El joven L. que sería cronista en su jubilación, sonrió con inteligencia, pues oir con atención al filósofo J, le acababa de resolver su duda sobre el servicio a los demás. Era cierto que los miembros del Club de Leones servían a la ciudad tomando encuenta su prosperidad económica y capacidad intelectual. Pero entre ellos, que de los cinco, no había uno que no dijera que apenas traía para pagar la limonada que tomaba a sorbos pequeños, plantear que trabajaría para servir a los demás desinteresadamente, se les aparecía como una idea desmedida. Pero no, ahí frente a ellos estaba el conjunto conventual del los Carmelitas Descalzos, una orden religiosa reformada por santa Teresa de Jesús, y que el estudio de la mística poética de san Juan de la Cruz ya tenía frutos en la poesía publicada por Federico Escobedo y José Luz Ojeda.

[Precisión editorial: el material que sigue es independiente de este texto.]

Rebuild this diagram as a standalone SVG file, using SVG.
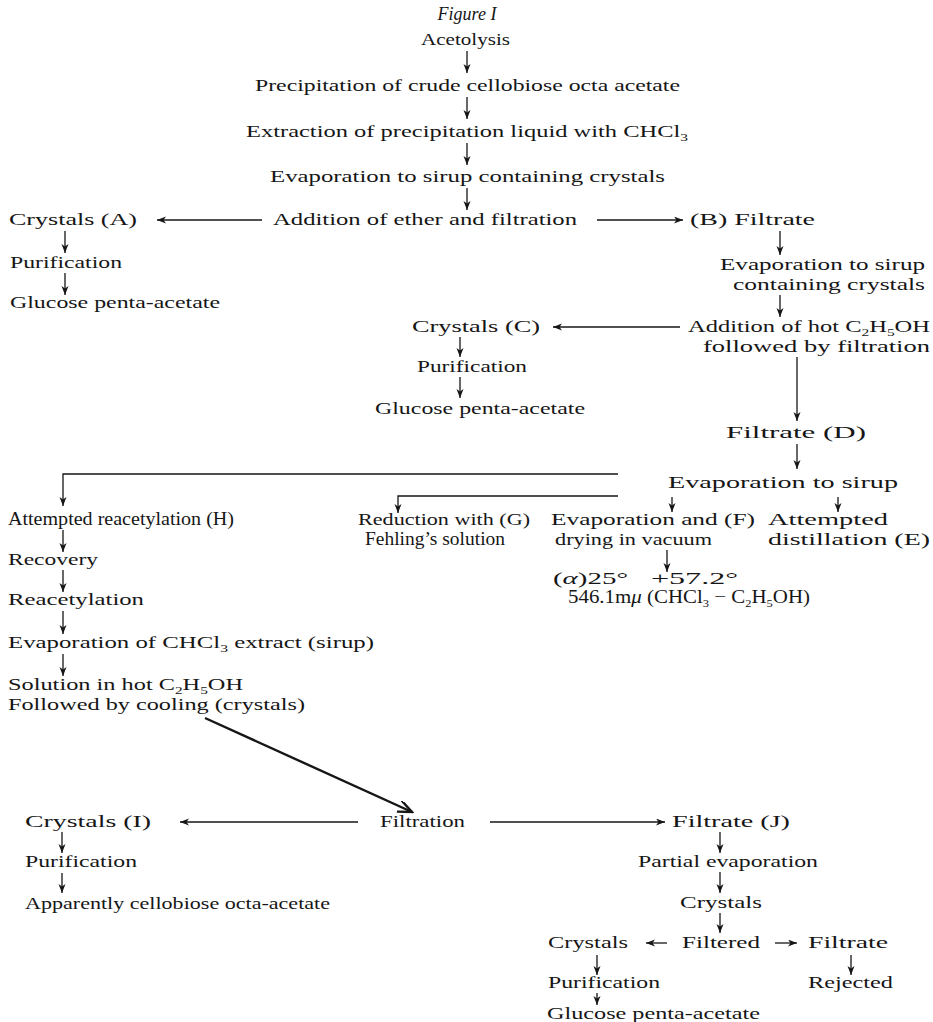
<svg xmlns="http://www.w3.org/2000/svg" width="933" height="1022" viewBox="0 0 933 1022">
<style>
text{fill:#161616}
.w{font-family:"Liberation Serif","Times New Roman",serif;font-size:17.5px}
.b{font-size:18.5px}
.i{font-family:"Liberation Serif","Times New Roman",serif;font-size:18px;font-style:italic}
.s{font-size:11px}
.ar{stroke:#161616;stroke-width:1.3;fill:none;marker-end:url(#ah)}
.big{stroke:#161616;stroke-width:2.4;fill:none;marker-end:url(#bh)}
</style>
<defs>
<marker id="ah" markerUnits="userSpaceOnUse" markerWidth="10" markerHeight="8" refX="9" refY="3.5" orient="auto">
<path d="M0,0 L9,3.5 L0,7 L2.5,3.5 z" fill="#161616"/>
</marker>
<marker id="bh" markerUnits="userSpaceOnUse" markerWidth="16" markerHeight="14" refX="14" refY="6" orient="auto">
<path d="M0,0 L14,6 L0,12" fill="none" stroke="#161616" stroke-width="2.4"/>
</marker>
</defs>
<rect width="933" height="1022" fill="#fff"/>

<g id="title"><text class="i" x="467" y="20" text-anchor="middle">Figure I</text></g>
<g id="acetolysis"><text class="w" x="421" y="45" textLength="89" lengthAdjust="spacingAndGlyphs">Acetolysis</text></g>
<g id="precipitation"><text class="w" x="255" y="91" textLength="425" lengthAdjust="spacingAndGlyphs">Precipitation of crude cellobiose octa acetate</text></g>
<g id="extraction"><text class="w" x="246" y="137" textLength="442" lengthAdjust="spacingAndGlyphs">Extraction of precipitation liquid with CHCl<tspan class="s" dy="4">3</tspan></text></g>
<g id="evap1"><text class="w" x="270" y="182" textLength="395" lengthAdjust="spacingAndGlyphs">Evaporation to sirup containing crystals</text></g>
<g id="addEther"><text class="w" x="273" y="225" textLength="304" lengthAdjust="spacingAndGlyphs">Addition of ether and filtration</text></g>
<g id="crystalsA"><text class="w" x="9" y="225" textLength="128" lengthAdjust="spacingAndGlyphs">Crystals (A)</text></g>
<g id="purifA"><text class="w" x="10" y="268" textLength="112" lengthAdjust="spacingAndGlyphs">Purification</text></g>
<g id="glucoseA"><text class="w" x="10" y="308" textLength="210" lengthAdjust="spacingAndGlyphs">Glucose penta-acetate</text></g>
<g id="filtrateB"><text class="w" x="690" y="225" textLength="125" lengthAdjust="spacingAndGlyphs">(B) Filtrate</text></g>
<g id="evapB">
<text class="w" x="720" y="270" textLength="205" lengthAdjust="spacingAndGlyphs">Evaporation to sirup</text>
<text class="w" x="733" y="290" textLength="192" lengthAdjust="spacingAndGlyphs">containing crystals</text>
</g>
<g id="addHot">
<text class="w" x="688" y="332" textLength="242" lengthAdjust="spacingAndGlyphs">Addition of hot C<tspan class="s" dy="4">2</tspan><tspan dy="-4">H</tspan><tspan class="s" dy="4">5</tspan><tspan dy="-4">OH</tspan></text>
<text class="w" x="703" y="352" textLength="227" lengthAdjust="spacingAndGlyphs">followed by filtration</text>
</g>
<g id="crystalsC"><text class="w" x="412" y="332" textLength="128" lengthAdjust="spacingAndGlyphs">Crystals (C)</text></g>
<g id="purifC"><text class="w" x="417" y="372" textLength="110" lengthAdjust="spacingAndGlyphs">Purification</text></g>
<g id="glucoseC"><text class="w" x="375" y="414" textLength="210" lengthAdjust="spacingAndGlyphs">Glucose penta-acetate</text></g>
<g id="filtrateD"><text class="w" x="726" y="438" textLength="140" lengthAdjust="spacingAndGlyphs">Filtrate (D)</text></g>
<g id="evapSirup"><text class="w" x="668" y="488" textLength="230" lengthAdjust="spacingAndGlyphs">Evaporation to sirup</text></g>
<g id="nodeH"><text class="w b" x="8" y="525" textLength="226" lengthAdjust="spacingAndGlyphs">Attempted reacetylation (H)</text></g>
<g id="nodeG">
<text class="w" x="358" y="525" textLength="172" lengthAdjust="spacingAndGlyphs">Reduction with (G)</text>
<text class="w b" x="365" y="545" textLength="140" lengthAdjust="spacingAndGlyphs">Fehling’s solution</text>
</g>
<g id="nodeF">
<text class="w" x="551" y="525" textLength="204" lengthAdjust="spacingAndGlyphs">Evaporation and (F)</text>
<text class="w" x="555" y="545" textLength="157" lengthAdjust="spacingAndGlyphs">drying in vacuum</text>
</g>
<g id="nodeE">
<text class="w" x="768" y="525" textLength="120" lengthAdjust="spacingAndGlyphs">Attempted</text>
<text class="w" x="768" y="545" textLength="162" lengthAdjust="spacingAndGlyphs">distillation (E)</text>
</g>
<g id="rotation">
<text class="w" x="553" y="584" textLength="75" lengthAdjust="spacingAndGlyphs">(<tspan font-style="italic">α</tspan>)25°</text>
<text class="w" x="651" y="584" textLength="87" lengthAdjust="spacingAndGlyphs">+57.2°</text>
<text class="w b" x="568" y="603" textLength="242" lengthAdjust="spacingAndGlyphs">546.1m<tspan font-style="italic">μ</tspan> (CHCl<tspan class="s" dy="4">3</tspan><tspan dy="-4"> − C</tspan><tspan class="s" dy="4">2</tspan><tspan dy="-4">H</tspan><tspan class="s" dy="4">5</tspan><tspan dy="-4">OH)</tspan></text>
</g>
<g id="recovery"><text class="w" x="8" y="565" textLength="90" lengthAdjust="spacingAndGlyphs">Recovery</text></g>
<g id="reacetylation"><text class="w" x="8" y="605" textLength="136" lengthAdjust="spacingAndGlyphs">Reacetylation</text></g>
<g id="evapCHCl3"><text class="w" x="8" y="648" textLength="366" lengthAdjust="spacingAndGlyphs">Evaporation of CHCl<tspan class="s" dy="4">3</tspan><tspan dy="-4"> extract (sirup)</tspan></text></g>
<g id="solution">
<text class="w" x="8" y="690" textLength="235" lengthAdjust="spacingAndGlyphs">Solution in hot C<tspan class="s" dy="4">2</tspan><tspan dy="-4">H</tspan><tspan class="s" dy="4">5</tspan><tspan dy="-4">OH</tspan></text>
<text class="w" x="8" y="710" textLength="297" lengthAdjust="spacingAndGlyphs">Followed by cooling (crystals)</text>
</g>
<g id="filtration"><text class="w" x="380" y="827" textLength="85" lengthAdjust="spacingAndGlyphs">Filtration</text></g>
<g id="crystalsI"><text class="w" x="25" y="827" textLength="126" lengthAdjust="spacingAndGlyphs">Crystals (I)</text></g>
<g id="purifI"><text class="w" x="25" y="867" textLength="112" lengthAdjust="spacingAndGlyphs">Purification</text></g>
<g id="cellobiose"><text class="w" x="25" y="909" textLength="305" lengthAdjust="spacingAndGlyphs">Apparently cellobiose octa-acetate</text></g>
<g id="filtrateJ"><text class="w" x="672" y="827" textLength="118" lengthAdjust="spacingAndGlyphs">Filtrate (J)</text></g>
<g id="partialEvap"><text class="w" x="638" y="867" textLength="180" lengthAdjust="spacingAndGlyphs">Partial evaporation</text></g>
<g id="crystalsJ"><text class="w" x="680" y="908" textLength="82" lengthAdjust="spacingAndGlyphs">Crystals</text></g>
<g id="filtered"><text class="w" x="682" y="948" textLength="78" lengthAdjust="spacingAndGlyphs">Filtered</text></g>
<g id="crystalsK"><text class="w" x="548" y="948" textLength="80" lengthAdjust="spacingAndGlyphs">Crystals</text></g>
<g id="filtrateK"><text class="w" x="808" y="948" textLength="80" lengthAdjust="spacingAndGlyphs">Filtrate</text></g>
<g id="purifK"><text class="w" x="548" y="988" textLength="112" lengthAdjust="spacingAndGlyphs">Purification</text></g>
<g id="rejected"><text class="w" x="808" y="988" textLength="85" lengthAdjust="spacingAndGlyphs">Rejected</text></g>
<g id="glucoseK"><text class="w" x="547" y="1019" textLength="213" lengthAdjust="spacingAndGlyphs">Glucose penta-acetate</text></g>

<g id="connectors">
<line class="ar" x1="467" y1="51" x2="467" y2="73"/>
<line class="ar" x1="467" y1="97" x2="467" y2="119"/>
<line class="ar" x1="467" y1="143" x2="467" y2="165"/>
<line class="ar" x1="467" y1="188" x2="467" y2="210"/>
<line class="ar" x1="262" y1="220" x2="157" y2="220"/>
<line class="ar" x1="597" y1="220" x2="683" y2="220"/>
<line class="ar" x1="65" y1="231" x2="65" y2="253"/>
<line class="ar" x1="65" y1="273" x2="65" y2="295"/>
<line class="ar" x1="780" y1="231" x2="780" y2="255"/>
<line class="ar" x1="780" y1="295" x2="780" y2="317"/>
<line class="ar" x1="680" y1="327" x2="553" y2="327"/>
<line class="ar" x1="460" y1="337" x2="460" y2="357"/>
<line class="ar" x1="460" y1="377" x2="460" y2="398"/>
<line class="ar" x1="797" y1="357" x2="797" y2="421"/>
<line class="ar" x1="797" y1="444" x2="797" y2="469"/>
<polyline class="ar" points="618,474 63,474 63,506"/>
<polyline class="ar" points="618,496 398,496 398,513"/>
<line class="ar" x1="672" y1="497" x2="672" y2="512"/>
<line class="ar" x1="838" y1="497" x2="838" y2="512"/>
<line class="ar" x1="667" y1="550" x2="667" y2="572"/>
<line class="ar" x1="63" y1="530" x2="63" y2="552"/>
<line class="ar" x1="63" y1="570" x2="63" y2="592"/>
<line class="ar" x1="63" y1="611" x2="63" y2="634"/>
<line class="ar" x1="63" y1="654" x2="63" y2="676"/>
<line class="big" x1="205" y1="718" x2="412" y2="812"/>
<line class="ar" x1="358" y1="822" x2="180" y2="822"/>
<line class="ar" x1="490" y1="822" x2="665" y2="822"/>
<line class="ar" x1="62" y1="832" x2="62" y2="853"/>
<line class="ar" x1="62" y1="873" x2="62" y2="893"/>
<line class="ar" x1="720" y1="832" x2="720" y2="853"/>
<line class="ar" x1="720" y1="872" x2="720" y2="893"/>
<line class="ar" x1="720" y1="913" x2="720" y2="933"/>
<line class="ar" x1="667" y1="943" x2="646" y2="943"/>
<line class="ar" x1="775" y1="943" x2="797" y2="943"/>
<line class="ar" x1="597" y1="955" x2="597" y2="975"/>
<line class="ar" x1="597" y1="993" x2="597" y2="1005"/>
<line class="ar" x1="851" y1="955" x2="851" y2="975"/>
</g>
</svg>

Y sin más reticencias habló el futuro cronista J.: " Entiendo bien lo que nos anima a imaginar nuestro docto paisano J. Si vemos los nombres de los grupos religiosos que son artífices de nuestra querida ciudad, vemos que refieren a la humildad: hermanos menores y carmelitas descalzos. Nosotros a imitación de ellos como nuestros maestros que han sido en la escuela primaria, y pobres como ellos en la persona de cada uno, creo que sí podemos hacer un Club de Servicio, pero le llamaremos de una manera humilde. Como todos los fundadores reunidos hoy, ninguno trae un peso completo, que estamos de zorras, sin dinero, propongo que le llamemos "Club Zorros", pero también por la astucia y también por la pobreza."

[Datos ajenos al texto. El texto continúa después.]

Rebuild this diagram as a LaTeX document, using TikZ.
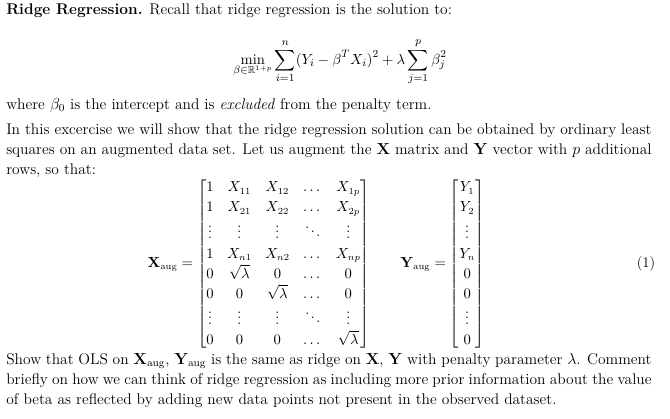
\documentclass[tikz,border=0pt]{standalone}
\usepackage{amsmath,amssymb}
\begin{document}
\begin{tikzpicture}[x=0.75pt,y=-0.75pt,
  txt/.style={anchor=north west,inner sep=0pt,text width=484pt,align=justify,font=\fontsize{11.6}{15.2}\selectfont}]
\useasboundingbox (0,0) rectangle (670,418);
\node[txt] (t1) at (6,3) {\textbf{Ridge Regression.} Recall that ridge regression is the solution to:};
\node[inner sep=0pt,font=\fontsize{11}{13}\selectfont] (eq) at (340,62) {$\displaystyle \min_{\beta\in\mathbb{R}^{1+p}} \sum_{i=1}^{n}(Y_i-\beta^T X_i)^2+\lambda\sum_{j=1}^{p}\beta_j^2$};
\node[txt] (t2) at (6,98) {where $\beta_0$ is the intercept and is \emph{excluded} from the penalty term.};
\node[txt] (t3) at (6,123) {In this excercise we will show that the ridge regression solution can be obtained by ordinary least squares on an augmented data set. Let us augment the $\mathbf{X}$ matrix and $\mathbf{Y}$ vector with $p$ additional rows, so that:};
\node[inner sep=0pt,font=\fontsize{10.5}{12}\selectfont] (m) at (316,264) {\renewcommand{\arraystretch}{1.25}$\mathbf{X}_{\mathrm{aug}}=\begin{bmatrix}
1 & X_{11} & X_{12} & \dots & X_{1p}\\
1 & X_{21} & X_{22} & \dots & X_{2p}\\
\vdots & \vdots & \vdots & \ddots & \vdots\\
1 & X_{n1} & X_{n2} & \dots & X_{np}\\
0 & \sqrt{\lambda} & 0 & \dots & 0\\
0 & 0 & \sqrt{\lambda} & \dots & 0\\
\vdots & \vdots & \vdots & \ddots & \vdots\\
0 & 0 & 0 & \dots & \sqrt{\lambda}
\end{bmatrix}
\qquad
\mathbf{Y}_{\mathrm{aug}}=\begin{bmatrix}
Y_1\\ Y_2\\ \vdots\\ Y_n\\ 0\\ 0\\ \vdots\\ 0
\end{bmatrix}$};
\node[inner sep=0pt,font=\fontsize{11}{13}\selectfont] (n1) at (646,264) {(1)};
\node[txt] (t4) at (6,353) {Show that OLS on $\mathbf{X}_{\mathrm{aug}}$, $\mathbf{Y}_{\mathrm{aug}}$ is the same as ridge on $\mathbf{X}$, $\mathbf{Y}$ with penalty parameter $\lambda$. Comment briefly on how we can think of ridge regression as including more prior information about the value of beta as reflected by adding new data points not present in the observed dataset.};
\end{tikzpicture}
\end{document}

El filósofo J. río de buena gana, a carcajada batiente, y con palabras altisonantes felicitó al imberbe joven L. Y concluyó la junta sacando una reflexión, "el humanismo real, el verdadero, está en la ciudad rural, en aquella que tiene la misión de educar al rústico que la visita cuando vende su cosecha en las calles. Y ustedes son señalados y, a sí mismos se consideran obligados a ello, a educar en el trato sociable, pacífico y en las expresiones de palabras alentadoras y fraternas. Educar, domesticar, hacer afable el trato es la misión, el deber, el destino, la naturaleza del Club Zorros".
El entusiasmo no era menos entre los cinco jóvenes salvaterrenses, ahora sabían acertadamente su misión, y se sentían identificados con su origen citadino y misionero de sus antepasados novohispanos.